Here's what we had to rebuild:

  • Day 1 after quote sent — personal email (not automated) from the AE, specific to their pain point from the call
  • Day 3 — one Slack message if they're in our workspace, or LinkedIn if not
  • Day 5 — internal flag in Pipedrive. If no response, AE picks up the phone
  • Day 10 — final email, genuinely asking if they're moving forward or not. Permission to say no
  • Day 15 — moved to "dormant" folder, revisited quarterly
  • We used Pipedrive's native automation for steps 1 and 4, manual tracking for 3 and 5. Took 3 weeks to set up properly. Recovered $31K of that lost pipeline within 60 days.

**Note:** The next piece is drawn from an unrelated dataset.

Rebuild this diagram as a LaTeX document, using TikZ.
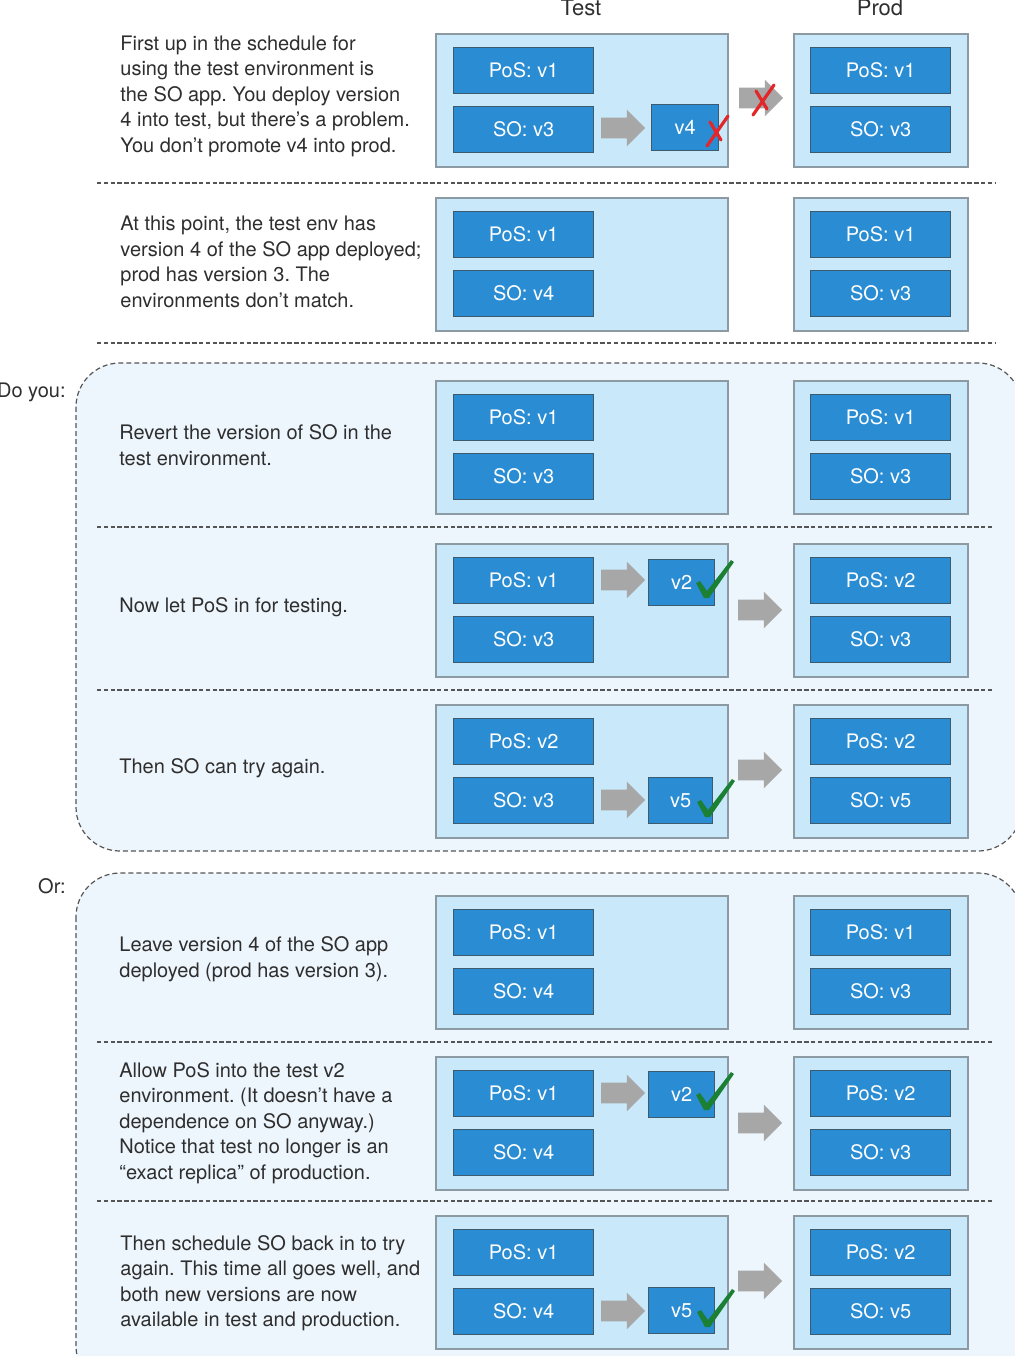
\documentclass[tikz,border=0pt]{standalone}
\usepackage{fontspec}
\setmainfont{TeX Gyre Heros}
\usetikzlibrary{shapes.arrows}
\definecolor{txt}{HTML}{2E2E2E}
\definecolor{innerblue}{HTML}{2A8CD3}
\definecolor{innerline}{HTML}{3D5A6E}
\definecolor{envblue}{HTML}{C9E8F9}
\definecolor{envline}{HTML}{8C9AA4}
\definecolor{regionfill}{HTML}{EEF6FD}
\definecolor{dashgray}{HTML}{555555}
\definecolor{arrowgray}{HTML}{A7A7A7}
\definecolor{checkgreen}{HTML}{1B7F34}
\definecolor{crossred}{HTML}{E3262A}
\tikzset{
  envbox/.style={draw=envline, fill=envblue, line width=0.8pt, anchor=north west, inner sep=0pt, minimum height=66.5pt},
  innerbox/.style={draw=innerline, fill=innerblue, line width=0.6pt, anchor=north west, inner sep=0pt,
     minimum height=23pt, text=white, font=\fontsize{10}{11}\selectfont},
  garrow/.style={single arrow, fill=arrowgray, draw=none, inner xsep=0pt, inner ysep=5pt,
     minimum height=22pt, single arrow head extend=4pt, single arrow tip angle=90},
  desc/.style={anchor=west, align=left, inner sep=0pt, text=txt, font=\fontsize{10}{12.75}\selectfont},
  sepline/.style={draw=dashgray, line width=0.6pt, dash pattern=on 2.2pt off 1.2pt},
  region/.style={draw=dashgray, fill=regionfill, line width=0.6pt, dash pattern=on 2.5pt off 1.5pt, rounded corners=22pt},
  title/.style={text=txt, font=\fontsize{11}{13}\selectfont},
}
% #1 id, #2 top y, #3 test PoS, #4 test SO, #5 prod PoS, #6 prod SO
\newcommand{\envrow}[6]{%
  \node[envbox, minimum width=146pt] (t#1) at (435,#2) {};
  \node[envbox, minimum width=87pt] (p#1) at (793,#2) {};
  \node[innerbox, minimum width=70pt] (t#1pos) at (453,#2+14) {#3};
  \node[innerbox, minimum width=70pt] (t#1so) at (453,#2+73) {#4};
  \node[innerbox, minimum width=70pt] (p#1pos) at (810,#2+14) {#5};
  \node[innerbox, minimum width=70pt] (p#1so) at (810,#2+73) {#6};
}
\newcommand{\checkmk}[1]{%
  \fill[checkgreen, shift={#1}] (-10,-14) -- (-6,-16) -- (1,-6) -- (25,-37) -- (28,-35) -- (3,1) -- (-2,1) -- cycle;}
\newcommand{\crossmk}[1]{%
  \draw[crossred, line width=1.6pt, line cap=round, shift={#1}] (0,30) -- (21,0) (3,6) -- (14,24);}
\frenchspacing
\begin{document}
\begin{tikzpicture}[x=0.5pt, y=-0.5pt]
\useasboundingbox (0,0) rectangle (1014,1356);
% regions
\path[region] (76,363) rectangle (1022,851);
\path[region] (76,873) rectangle (1022,1390);
% titles
\node[title] (ttest) at (581,8) {Test};
\node[title] (tprod) at (880,8) {Prod};
% separators
\draw[sepline] (97,183) -- (995,183);
\draw[sepline] (97,343) -- (995,343);
\draw[sepline] (97,527) -- (993,527);
\draw[sepline] (97,690) -- (993,690);
\draw[sepline] (97,1042) -- (993,1042);
\draw[sepline] (97,1201) -- (993,1201);
% side labels
\node[desc, anchor=east] (doyou) at (66,392) {Do you:};
\node[desc, anchor=east] (orlbl) at (66,886) {Or:};
% rows
\envrow{1}{33}{PoS: v1}{SO: v3}{PoS: v1}{SO: v3}
\envrow{2}{197}{PoS: v1}{SO: v4}{PoS: v1}{SO: v3}
\envrow{3}{380}{PoS: v1}{SO: v3}{PoS: v1}{SO: v3}
\envrow{4}{543}{PoS: v1}{SO: v3}{PoS: v2}{SO: v3}
\envrow{5}{704}{PoS: v2}{SO: v3}{PoS: v2}{SO: v5}
\envrow{6}{895}{PoS: v1}{SO: v4}{PoS: v1}{SO: v3}
\envrow{7}{1056}{PoS: v1}{SO: v4}{PoS: v2}{SO: v3}
\envrow{8}{1215}{PoS: v1}{SO: v4}{PoS: v2}{SO: v5}
% new version boxes
\node[innerbox, minimum width=33.5pt] (v4a) at (651,104) {v4};
\node[innerbox, minimum width=33pt] (v2a) at (648,559) {v2};
\node[innerbox, minimum width=32pt] (v5a) at (648,777) {v5};
\node[innerbox, minimum width=33pt] (v2b) at (648,1071) {v2};
\node[innerbox, minimum width=33pt] (v5b) at (648,1287) {v5};
% gray arrows
\node[garrow] (a1) at (618,128) {};
\node[garrow] (b1) at (756,98) {};
\node[garrow] (a4) at (618,580) {};
\node[garrow] (b4) at (755,610) {};
\node[garrow] (a5) at (618,800) {};
\node[garrow] (b5) at (755,770) {};
\node[garrow] (a7) at (618,1093) {};
\node[garrow] (b7) at (755,1123) {};
\node[garrow] (a8) at (618,1311) {};
\node[garrow] (b8) at (755,1281) {};
% marks
\crossmk{(707,116)}
\crossmk{(753,85)}
\checkmk{(706,597)}
\checkmk{(707,816)}
\checkmk{(706,1109)}
\checkmk{(707,1326)}
% descriptions
\node[desc] (d1) at (120,96) {First up in the schedule for\\using the test environment is\\the SO app. You deploy version\\4 into test, but there’s a problem.\\You don’t promote v4 into prod.};
\node[desc] (d2) at (120,262) {At this point, the test env has\\version 4 of the SO app deployed;\\prod has version 3. The\\environments don’t match.};
\node[desc] (d3) at (119,445) {Revert the version of SO in the\\test environment.};
\node[desc] (d4) at (119,607) {Now let PoS in for testing.};
\node[desc] (d5) at (119,768) {Then SO can try again.};
\node[desc] (d6) at (119,959) {Leave version 4 of the SO app\\deployed (prod has version 3).};
\node[desc] (d7) at (119,1123) {Allow PoS into the test v2\\environment. (It doesn’t have a\\dependence on SO anyway.)\\Notice that test no longer is an\\“exact replica” of production.};
\node[desc] (d8) at (120,1283) {Then schedule SO back in to try\\again. This time all goes well, and\\both new versions are now\\available in test and production.};
\end{tikzpicture}
\end{document}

    The key: it's not about volume of touches. It's having a system at all. Without one, deals just... disappear. How many quotes are sitting in your system right now with zero follow-up plan?

    Mar 22

    Wait—you killed follow-ups entirely or just automated them badly? We had a similar bleed at my last company. Turned off Salesforce reminders for pending quotes and lost visibility for 3 weeks. Got it back up but different question: what was your actual follow-up cadence before? Like how many touches and over what timeframe?

    Mar 22

    Yeah, we nuked our quote follow-up process at a B2B SaaS company last year and hemorrhaged $18K before we noticed. Turns out 40% of deals needed 2-3 touchpoints just to move from proposal to signed contract. One email wasn't cutting it.

    Mar 22

    Wait — you killed follow-ups entirely or just automated them wrong? We gutted ours at my last gig (SaaS, 2021) and hemorrhaged pipeline for weeks. Turned out our sequences were too aggressive for B2B buyers who needed 3+ touchpoints. What's your sales cycle look like and how many touches were you doing before?

    Mar 22

    Yeah, we ran into this exact wall with our B2B sales team last year. Stopped manual follow-ups thinking our CRM automation would catch everything. Turns out 40% of our quotes just sat in limbo for weeks because the triggers weren't firing right. Switched back to a hybrid model — Salesforce for tracking, but our BDR actually owns the calendar. Recovered most of that loss within 60 days.

    Mar 22

    We did something similar at our last company with sales quotes. Stopped automated follow-ups because the sales team said they'd handle it manually. By week 3, half the quotes were just sitting there. Lost about $8K that month from deals that went cold. The problem wasn't the follow-ups themselves—it was that we removed the system before we had a real process to replace it. We brought back the automation but made it less aggressive. Turned out prospects needed that nudge, just not every day.

    Mar 22

    Oh man, this hits. We did almost exactly this at my last company — SaaS sales, not retail, but same principle. Someone read an article about "sales friction" and decided our quote follow-up sequence was too aggressive. Killed the second and third emails.

    We lost $8K in the first month alone. Just deals sitting there with no nudge.

    Here's what I'd do if I were you: Don't go back to daily hammering, but don't kill it either. We ended up using Salesforce automation with a 3-touch sequence: initial quote send, then day 3 with a simple "any questions?", then day 7 with a time-sensitive angle (like "this pricing expires EOW"). Total of 3 touches over 10 days.

    The thing is, you need to track which follow-up actually closes the deal. In our case, 40% of conversions came from that day 7 email — the one that felt "pushy" but wasn't. It was just timely.

    For your bulk order situation specifically, I'd test a sequence like: quote sent, day 2 check-in, day 5 with case studies of similar orders. Set it and forget it in your CRM so it's not manual work.

    Don't assume the data was wrong just because you read something. Measure what actually happened before you change direction. You lost $12K — that's your control group telling you something.

    Mar 22

    Yeah, we gutted our follow-up process at one of our DCs last year thinking automation would handle it—turned out nobody owned the handoff and quotes just died in Salesforce; took us three weeks to notice.